823 Surgical Seminar (1)
Students will review and apply basic and advanced principles of podiatric surgery via clinical case presentations. Prerequisites: all first, second, and third year courses.

825 Practice Management (1)
This course will examine the administrative details of running a private practice. Preparing a banker's loan proposal, floor planning, ordering of office inventory/supplies, hiring of personnel, payroll, billing and collections, insurance, financial planning, advertising, and competition in the health care marketplace will be discussed. Prerequisites: all first, second, and third year courses.

826 Sports Medicine (2)
Comprehensive review of common sports injuries with discussion of mechanisms, prognosis, treatment, and rehabilitation. Prerequisites: all first- and second-year courses.

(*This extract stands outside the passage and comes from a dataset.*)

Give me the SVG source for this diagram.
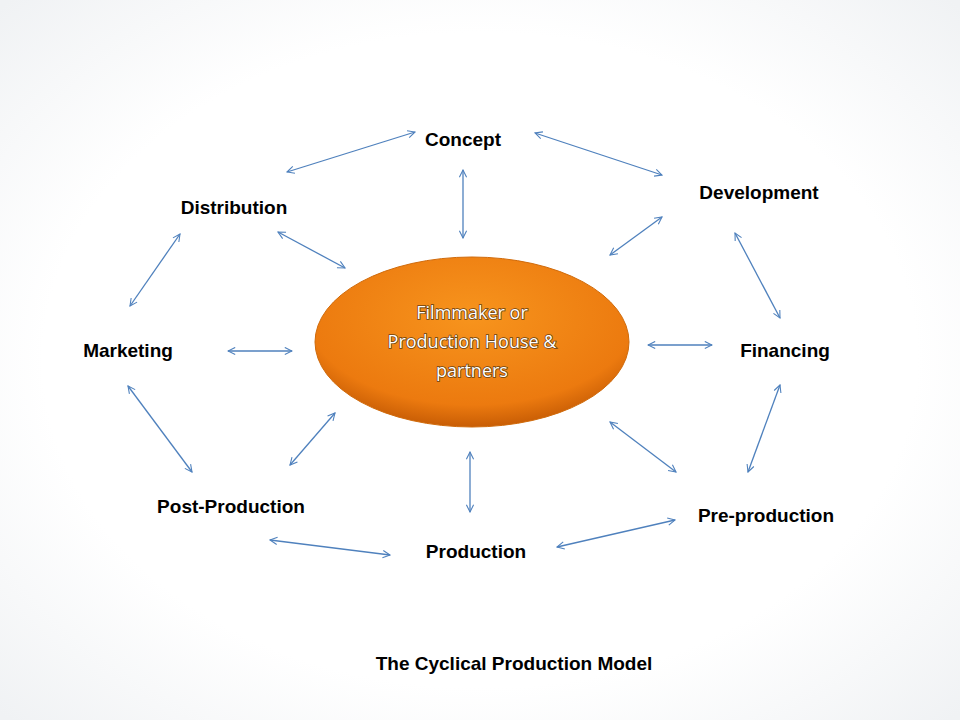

831 Community and Minority Medicine (1)
Review of the public health issues in the community as well as those specific medical problems affecting particular minority groups.

832, 833, 834, 835, 836, 837, 838 Podiatric Clerkship Programs I, II, III, IV, V, VI, VII (4, 4, 4, 4, 4, 4, 4)
Students will be required to attend a total of six one-month outside clinical rotations at approved hospital-based or private office externship programs throughout the United States. The purpose of this additional training is to present geographical differences in medicine, epidemiology, and the practice of podiatric medicine throughout the United States, as well as provide the students with increased exposure to podiatric postgraduate training programs. Prerequisites: successful completion of SPM 712, 719, and 720 as well as successful completion Objective Structured Clinical Examination (OSCE). (CR/NC option only)

865 Advanced Independent Study (1-3)
The purpose of this course is to develop within the student an appreciation for research as well as its importance in medical education. Hypothesis development, scientific method in data collection, methods of double blind study, and data analysis are presented. Prerequisite: permission of the Associate Academic Dean or Associate Dean of Clinical Education or Chair of Basic Medical Sciences.

875 Advanced Research (1-12)
Students will conduct research based upon a format/hypothesis developed in SPM 665 or SPM 865. The ultimate goal of this course is publication-quality literature under the supervision of a faculty member. Prerequisite: permission of the Associate Academic Dean or Associate Dean of Clinical Education or Chair of the Pre-Clinical Sciences.

CMP2 Clinical Skills and Knowledge Competency Examination (0)
Comprehensive practical examination of clinical skills and knowledge including, but not limited to, biomechanics, radiology, suturing, injections, venipuncture, and development of treatment plans based on oral case questions. Prerequisites/Co-requisites: SPM 712, SPM 719, and SPM 720.